[Records excerpted from a collection]
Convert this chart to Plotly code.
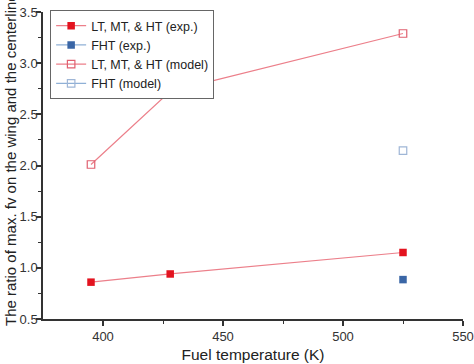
import plotly.graph_objects as go

temp_main = [395, 428, 525]
exp_main = [0.86, 0.94, 1.15]
model_main = [2.01, 2.725, 3.29]
temp_fht = [525]
exp_fht = [0.885]
model_fht = [2.145]
y_title = "The ratio of max. fv on the wing and the centerline"
x_title = "Fuel temperature (K)"

FONT = "Arial, Liberation Sans, sans-serif"

fig = go.Figure()
fig.add_trace(go.Scatter(x=temp_main, y=exp_main, mode="lines+markers", name="LT, MT, & HT (exp.)",
                         line=dict(color="#ec7f8a", width=1.2),
                         marker=dict(symbol="square", size=7.5, color="#e3131f")))
fig.add_trace(go.Scatter(x=temp_fht, y=exp_fht, mode="lines+markers", name="FHT (exp.)",
                         line=dict(color="#8fb0d6", width=1.2),
                         marker=dict(symbol="square", size=7.5, color="#3a66a6")))
fig.add_trace(go.Scatter(x=temp_main, y=model_main, mode="lines+markers", name="LT, MT, & HT (model)",
                         line=dict(color="#ec7f8a", width=1.2),
                         marker=dict(symbol="square-open", size=7.5, color="#e06070", line=dict(width=1.2))))
fig.add_trace(go.Scatter(x=temp_fht, y=model_fht, mode="lines+markers", name="FHT (model)",
                         line=dict(color="#8fb0d6", width=1.2),
                         marker=dict(symbol="square-open", size=7.5, color="#9fb6d6", line=dict(width=1.2))))

axis_common = dict(showline=True, linecolor="#333333", linewidth=1.5, ticks="outside",
                   tickcolor="#333333", tickwidth=1.5, ticklen=5, showgrid=False, zeroline=False,
                   automargin=False,
                   tickfont=dict(family=FONT, size=13, color="#333333"))

fig.update_xaxes(range=[375, 550], tickvals=[400, 450, 500, 550],
                 minor=dict(tickvals=[425, 475, 525], ticks="outside", ticklen=3, tickcolor="#333333", tickwidth=1.2),
                 title=dict(text=x_title, font=dict(family=FONT, size=15.5, color="#222222"), standoff=6),
                 **axis_common)
fig.update_yaxes(range=[0.5, 3.5], tickvals=[0.5, 1.0, 1.5, 2.0, 2.5, 3.0, 3.5], ticktext=["0.5", "1.0", "1.5", "2.0", "2.5", "3.0", "3.5"],
                 minor=dict(tickvals=[0.75, 1.25, 1.75, 2.25, 2.75, 3.25], ticks="outside", ticklen=3, tickcolor="#333333", tickwidth=1.2),
                 ticklabelstandoff=-4,
                 **axis_common)

fig.add_annotation(text=y_title, textangle=-90, xref="paper", yref="paper",
                   x=-43 / 420, xanchor="left", y=0.5, yanchor="middle", yshift=6,
                   showarrow=False, font=dict(family=FONT, size=15, color="#222222"))

fig.update_layout(width=474, height=364, margin=dict(l=43, r=11, t=11, b=45),
                  plot_bgcolor="white", paper_bgcolor="white",
                  legend=dict(x=0.017, y=1.003, xanchor="left", yanchor="top", bordercolor="#666666", borderwidth=1,
                              bgcolor="white", font=dict(family=FONT, size=12.5, color="#222222"),
                              tracegroupgap=0, itemwidth=30),
                  showlegend=True)

fig.write_html("out.html", config={"displayModeBar": False},
               post_script="document.body.style.margin='0';document.body.style.overflow='hidden';")
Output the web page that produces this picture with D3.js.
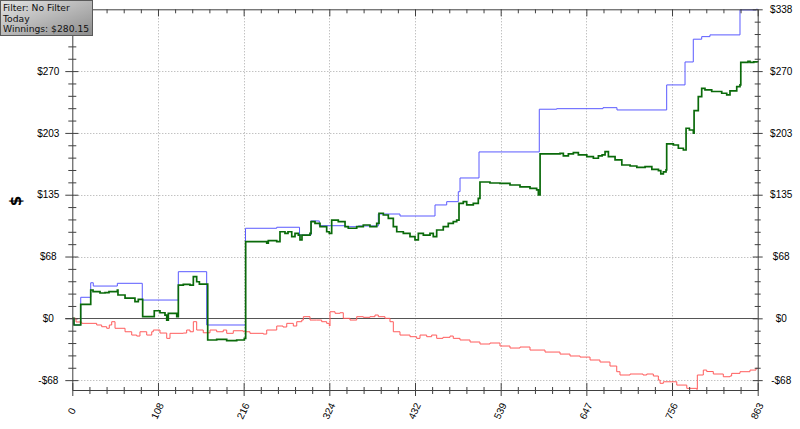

JOB: Restate the entire listing word for word, excluding pictures.

EXERCISE ANSWER:
Convert this chart to Plotly code.
import plotly.graph_objects as go

temp_main = [395, 428, 525]
exp_main = [0.86, 0.94, 1.15]
model_main = [2.01, 2.725, 3.29]
temp_fht = [525]
exp_fht = [0.885]
model_fht = [2.145]
y_title = "The ratio of max. fv on the wing and the centerline"
x_title = "Fuel temperature (K)"

FONT = "Arial, Liberation Sans, sans-serif"

fig = go.Figure()
fig.add_trace(go.Scatter(x=temp_main, y=exp_main, mode="lines+markers", name="LT, MT, & HT (exp.)",
                         line=dict(color="#ec7f8a", width=1.2),
                         marker=dict(symbol="square", size=7.5, color="#e3131f")))
fig.add_trace(go.Scatter(x=temp_fht, y=exp_fht, mode="lines+markers", name="FHT (exp.)",
                         line=dict(color="#8fb0d6", width=1.2),
                         marker=dict(symbol="square", size=7.5, color="#3a66a6")))
fig.add_trace(go.Scatter(x=temp_main, y=model_main, mode="lines+markers", name="LT, MT, & HT (model)",
                         line=dict(color="#ec7f8a", width=1.2),
                         marker=dict(symbol="square-open", size=7.5, color="#e06070", line=dict(width=1.2))))
fig.add_trace(go.Scatter(x=temp_fht, y=model_fht, mode="lines+markers", name="FHT (model)",
                         line=dict(color="#8fb0d6", width=1.2),
                         marker=dict(symbol="square-open", size=7.5, color="#9fb6d6", line=dict(width=1.2))))

axis_common = dict(showline=True, linecolor="#333333", linewidth=1.5, ticks="outside",
                   tickcolor="#333333", tickwidth=1.5, ticklen=5, showgrid=False, zeroline=False,
                   automargin=False,
                   tickfont=dict(family=FONT, size=13, color="#333333"))

fig.update_xaxes(range=[375, 550], tickvals=[400, 450, 500, 550],
                 minor=dict(tickvals=[425, 475, 525], ticks="outside", ticklen=3, tickcolor="#333333", tickwidth=1.2),
                 title=dict(text=x_title, font=dict(family=FONT, size=15.5, color="#222222"), standoff=6),
                 **axis_common)
fig.update_yaxes(range=[0.5, 3.5], tickvals=[0.5, 1.0, 1.5, 2.0, 2.5, 3.0, 3.5], ticktext=["0.5", "1.0", "1.5", "2.0", "2.5", "3.0", "3.5"],
                 minor=dict(tickvals=[0.75, 1.25, 1.75, 2.25, 2.75, 3.25], ticks="outside", ticklen=3, tickcolor="#333333", tickwidth=1.2),
                 ticklabelstandoff=-4,
                 **axis_common)

fig.add_annotation(text=y_title, textangle=-90, xref="paper", yref="paper",
                   x=-43 / 420, xanchor="left", y=0.5, yanchor="middle", yshift=6,
                   showarrow=False, font=dict(family=FONT, size=15, color="#222222"))

fig.update_layout(width=474, height=364, margin=dict(l=43, r=11, t=11, b=45),
                  plot_bgcolor="white", paper_bgcolor="white",
                  legend=dict(x=0.017, y=1.003, xanchor="left", yanchor="top", bordercolor="#666666", borderwidth=1,
                              bgcolor="white", font=dict(family=FONT, size=12.5, color="#222222"),
                              tracegroupgap=0, itemwidth=30),
                  showlegend=True)

fig.write_html("out.html", config={"displayModeBar": False},
               post_script="document.body.style.margin='0';document.body.style.overflow='hidden';")
Output the web page that produces this picture with D3.js.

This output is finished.